GIVEN DATA:
____________

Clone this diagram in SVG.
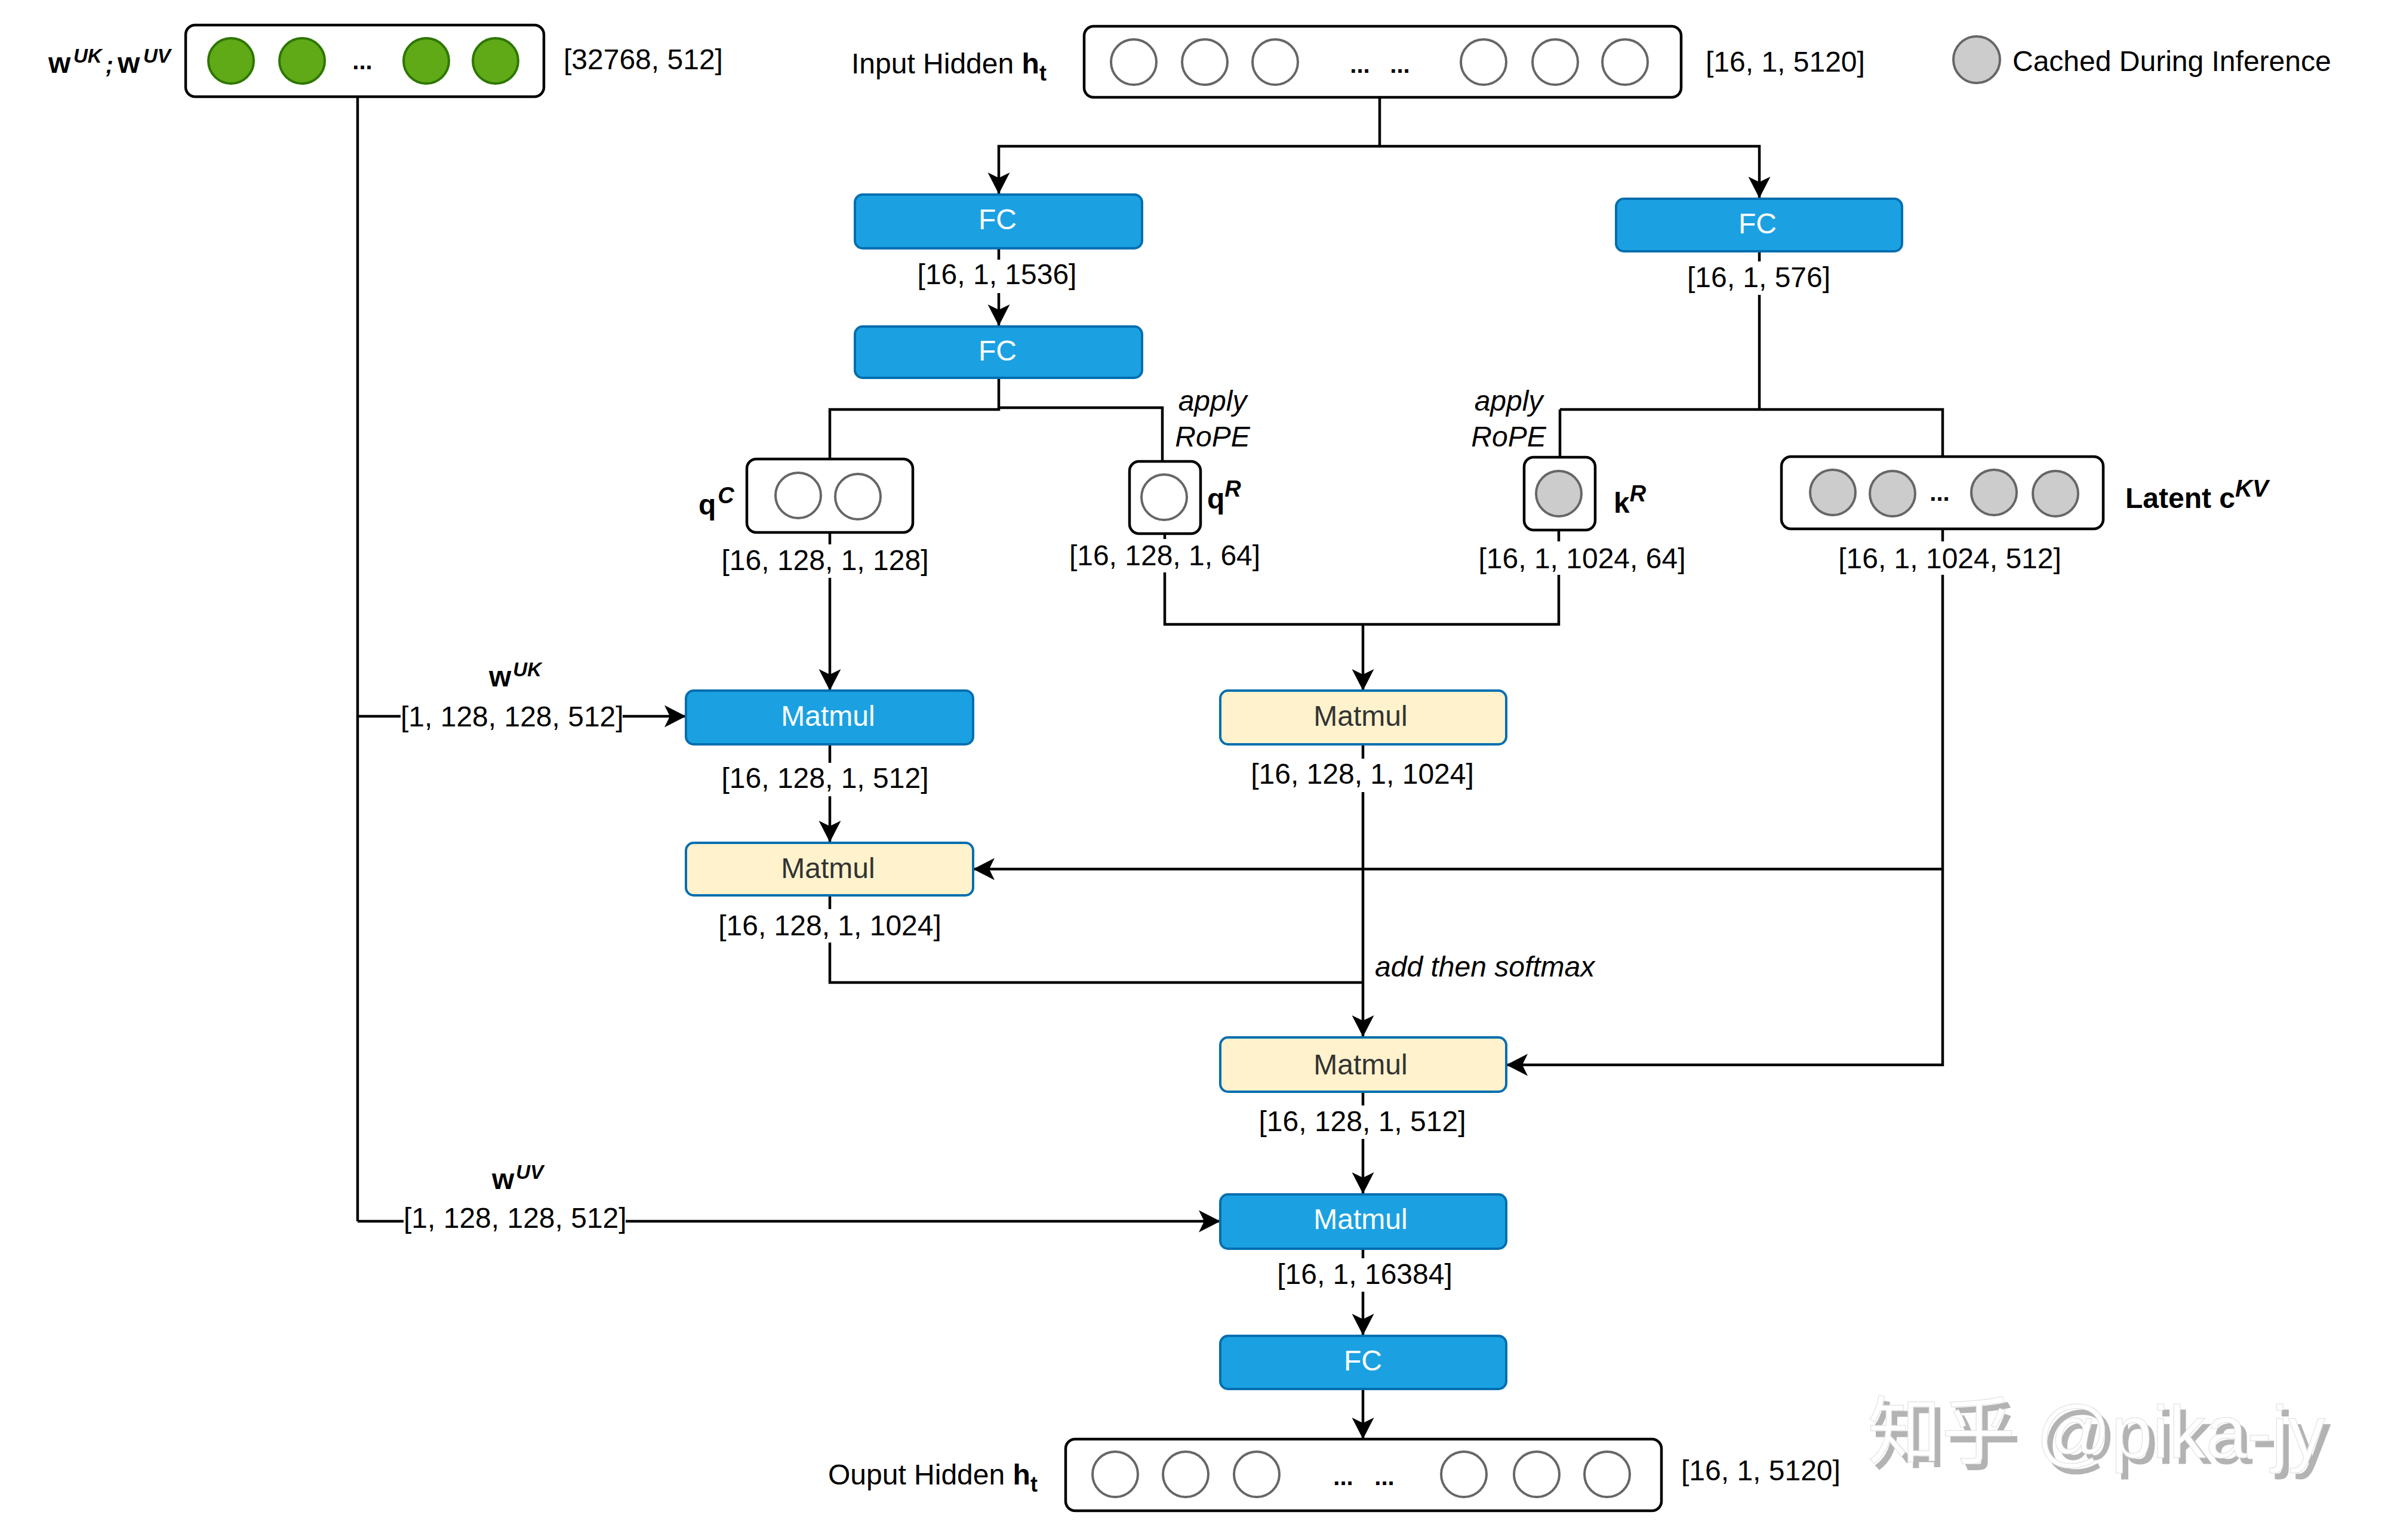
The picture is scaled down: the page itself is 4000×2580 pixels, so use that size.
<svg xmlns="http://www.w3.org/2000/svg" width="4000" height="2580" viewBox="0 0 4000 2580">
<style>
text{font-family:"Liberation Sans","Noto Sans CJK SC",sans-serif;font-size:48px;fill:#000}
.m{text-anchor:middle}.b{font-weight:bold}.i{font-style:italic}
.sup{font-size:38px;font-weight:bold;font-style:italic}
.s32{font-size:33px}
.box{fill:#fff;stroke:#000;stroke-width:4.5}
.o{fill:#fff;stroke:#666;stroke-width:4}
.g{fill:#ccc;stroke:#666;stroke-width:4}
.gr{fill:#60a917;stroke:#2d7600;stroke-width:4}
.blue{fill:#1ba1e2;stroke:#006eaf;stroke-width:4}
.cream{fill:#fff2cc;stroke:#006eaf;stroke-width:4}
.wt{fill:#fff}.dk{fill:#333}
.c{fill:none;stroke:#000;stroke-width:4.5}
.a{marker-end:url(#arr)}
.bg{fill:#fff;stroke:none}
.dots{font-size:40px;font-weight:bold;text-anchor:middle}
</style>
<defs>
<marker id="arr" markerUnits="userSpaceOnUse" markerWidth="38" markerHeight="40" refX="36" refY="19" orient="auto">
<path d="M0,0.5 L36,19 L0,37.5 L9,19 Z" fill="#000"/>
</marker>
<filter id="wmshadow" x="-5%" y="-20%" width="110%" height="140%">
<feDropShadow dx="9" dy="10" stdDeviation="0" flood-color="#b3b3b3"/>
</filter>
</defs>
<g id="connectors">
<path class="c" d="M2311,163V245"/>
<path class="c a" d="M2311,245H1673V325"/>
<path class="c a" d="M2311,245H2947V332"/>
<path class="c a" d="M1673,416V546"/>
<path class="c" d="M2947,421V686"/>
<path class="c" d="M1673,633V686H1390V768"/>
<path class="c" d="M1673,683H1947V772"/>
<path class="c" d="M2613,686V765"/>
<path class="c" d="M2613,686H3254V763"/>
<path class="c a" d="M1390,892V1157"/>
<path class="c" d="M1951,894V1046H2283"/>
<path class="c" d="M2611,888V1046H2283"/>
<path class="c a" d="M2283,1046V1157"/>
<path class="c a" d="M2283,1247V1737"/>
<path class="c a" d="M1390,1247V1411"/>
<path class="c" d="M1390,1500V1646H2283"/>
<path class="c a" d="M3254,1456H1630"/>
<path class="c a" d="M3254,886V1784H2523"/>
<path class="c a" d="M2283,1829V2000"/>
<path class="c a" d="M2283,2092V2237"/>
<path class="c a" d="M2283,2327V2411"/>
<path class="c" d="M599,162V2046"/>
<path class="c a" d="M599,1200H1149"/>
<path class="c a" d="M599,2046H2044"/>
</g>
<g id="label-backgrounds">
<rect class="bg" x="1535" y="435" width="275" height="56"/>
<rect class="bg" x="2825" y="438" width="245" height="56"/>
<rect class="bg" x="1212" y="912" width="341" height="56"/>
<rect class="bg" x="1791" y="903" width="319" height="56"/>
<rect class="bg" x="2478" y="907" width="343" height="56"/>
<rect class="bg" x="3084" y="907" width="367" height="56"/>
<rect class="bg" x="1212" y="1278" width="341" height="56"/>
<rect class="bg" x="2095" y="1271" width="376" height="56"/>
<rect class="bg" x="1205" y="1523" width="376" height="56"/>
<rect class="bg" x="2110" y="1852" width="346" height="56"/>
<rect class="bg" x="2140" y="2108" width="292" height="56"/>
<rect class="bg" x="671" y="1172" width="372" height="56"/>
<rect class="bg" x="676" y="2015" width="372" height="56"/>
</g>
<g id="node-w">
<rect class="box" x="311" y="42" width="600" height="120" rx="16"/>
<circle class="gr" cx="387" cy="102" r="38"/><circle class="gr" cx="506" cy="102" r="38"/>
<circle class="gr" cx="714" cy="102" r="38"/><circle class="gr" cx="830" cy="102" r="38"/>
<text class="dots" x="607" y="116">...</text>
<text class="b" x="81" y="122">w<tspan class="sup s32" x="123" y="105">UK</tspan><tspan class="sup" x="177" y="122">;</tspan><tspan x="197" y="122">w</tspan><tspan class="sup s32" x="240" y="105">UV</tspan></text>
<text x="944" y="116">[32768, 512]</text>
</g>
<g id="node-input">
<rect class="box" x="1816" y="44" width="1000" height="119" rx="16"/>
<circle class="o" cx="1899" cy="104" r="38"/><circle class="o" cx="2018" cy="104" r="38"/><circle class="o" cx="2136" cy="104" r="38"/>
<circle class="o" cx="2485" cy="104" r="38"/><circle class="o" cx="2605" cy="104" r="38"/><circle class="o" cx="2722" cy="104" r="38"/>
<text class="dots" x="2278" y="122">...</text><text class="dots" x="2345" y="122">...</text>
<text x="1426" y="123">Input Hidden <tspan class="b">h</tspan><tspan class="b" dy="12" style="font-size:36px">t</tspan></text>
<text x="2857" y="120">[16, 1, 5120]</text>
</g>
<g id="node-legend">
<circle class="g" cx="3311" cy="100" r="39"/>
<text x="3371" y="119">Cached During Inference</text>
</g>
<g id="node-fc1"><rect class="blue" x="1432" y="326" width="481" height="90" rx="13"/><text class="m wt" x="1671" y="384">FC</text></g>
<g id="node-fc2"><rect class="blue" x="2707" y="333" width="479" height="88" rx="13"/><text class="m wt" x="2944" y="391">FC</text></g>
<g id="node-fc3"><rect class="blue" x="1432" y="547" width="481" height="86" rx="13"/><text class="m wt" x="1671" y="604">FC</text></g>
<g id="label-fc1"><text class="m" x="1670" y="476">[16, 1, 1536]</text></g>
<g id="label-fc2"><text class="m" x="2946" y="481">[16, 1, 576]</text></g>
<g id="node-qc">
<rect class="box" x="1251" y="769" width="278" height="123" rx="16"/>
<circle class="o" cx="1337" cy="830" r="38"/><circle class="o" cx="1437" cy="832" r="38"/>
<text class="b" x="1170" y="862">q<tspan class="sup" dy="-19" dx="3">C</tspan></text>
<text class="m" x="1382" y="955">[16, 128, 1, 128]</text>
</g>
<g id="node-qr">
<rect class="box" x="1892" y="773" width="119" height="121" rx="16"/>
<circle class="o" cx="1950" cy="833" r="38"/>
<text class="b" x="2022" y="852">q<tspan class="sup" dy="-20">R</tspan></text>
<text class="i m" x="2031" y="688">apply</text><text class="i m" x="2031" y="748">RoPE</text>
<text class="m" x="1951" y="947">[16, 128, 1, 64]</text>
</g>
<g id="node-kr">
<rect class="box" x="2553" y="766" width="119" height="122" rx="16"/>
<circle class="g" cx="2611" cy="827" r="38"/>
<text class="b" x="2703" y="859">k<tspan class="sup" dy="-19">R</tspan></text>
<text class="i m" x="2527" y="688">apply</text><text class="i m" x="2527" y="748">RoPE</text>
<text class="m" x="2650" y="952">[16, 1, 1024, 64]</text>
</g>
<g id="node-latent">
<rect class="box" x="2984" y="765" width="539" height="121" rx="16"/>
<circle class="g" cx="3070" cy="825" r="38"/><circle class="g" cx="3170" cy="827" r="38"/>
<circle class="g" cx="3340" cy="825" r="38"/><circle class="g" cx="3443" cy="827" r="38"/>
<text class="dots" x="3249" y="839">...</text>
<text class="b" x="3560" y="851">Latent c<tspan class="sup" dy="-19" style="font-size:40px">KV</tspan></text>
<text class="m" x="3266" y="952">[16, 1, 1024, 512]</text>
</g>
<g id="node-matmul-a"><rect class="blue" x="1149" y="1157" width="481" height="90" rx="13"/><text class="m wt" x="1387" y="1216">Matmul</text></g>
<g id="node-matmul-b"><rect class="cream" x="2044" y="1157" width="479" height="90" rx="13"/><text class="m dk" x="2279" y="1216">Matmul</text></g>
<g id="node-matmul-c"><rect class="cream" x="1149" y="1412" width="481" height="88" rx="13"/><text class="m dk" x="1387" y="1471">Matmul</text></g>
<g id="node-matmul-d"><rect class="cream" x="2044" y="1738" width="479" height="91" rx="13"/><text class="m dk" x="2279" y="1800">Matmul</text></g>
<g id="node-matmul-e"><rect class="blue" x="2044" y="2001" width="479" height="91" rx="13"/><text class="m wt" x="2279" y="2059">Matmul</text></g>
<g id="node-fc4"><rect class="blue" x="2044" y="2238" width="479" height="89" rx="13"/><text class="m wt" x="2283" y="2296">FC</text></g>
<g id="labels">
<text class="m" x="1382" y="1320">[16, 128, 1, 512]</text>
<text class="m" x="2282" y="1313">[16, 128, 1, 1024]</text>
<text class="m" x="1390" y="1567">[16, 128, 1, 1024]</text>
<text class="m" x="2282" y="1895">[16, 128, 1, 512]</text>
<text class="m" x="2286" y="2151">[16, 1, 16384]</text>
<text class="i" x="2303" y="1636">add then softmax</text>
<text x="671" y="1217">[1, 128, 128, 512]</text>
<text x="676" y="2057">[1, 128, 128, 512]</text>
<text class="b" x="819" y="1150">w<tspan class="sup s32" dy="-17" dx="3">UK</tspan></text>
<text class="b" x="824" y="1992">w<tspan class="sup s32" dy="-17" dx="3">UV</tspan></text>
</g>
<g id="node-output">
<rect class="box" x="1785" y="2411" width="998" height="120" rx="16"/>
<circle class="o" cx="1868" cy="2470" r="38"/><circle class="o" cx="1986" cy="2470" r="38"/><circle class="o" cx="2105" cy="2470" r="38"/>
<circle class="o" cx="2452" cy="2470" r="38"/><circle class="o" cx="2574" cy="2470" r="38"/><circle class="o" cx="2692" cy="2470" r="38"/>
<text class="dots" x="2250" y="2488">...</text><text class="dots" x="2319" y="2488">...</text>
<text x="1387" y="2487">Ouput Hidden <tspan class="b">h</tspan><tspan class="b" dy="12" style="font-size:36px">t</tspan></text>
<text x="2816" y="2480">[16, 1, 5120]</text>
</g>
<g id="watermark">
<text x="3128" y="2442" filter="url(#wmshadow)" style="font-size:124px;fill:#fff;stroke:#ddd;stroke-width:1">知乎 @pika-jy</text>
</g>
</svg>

____________

WHAT THE TASK REQUIRES: Looking at the data above, how many lines hold the word "size"? Respond with the number alone.

RESULT FOR THIS TASK: 9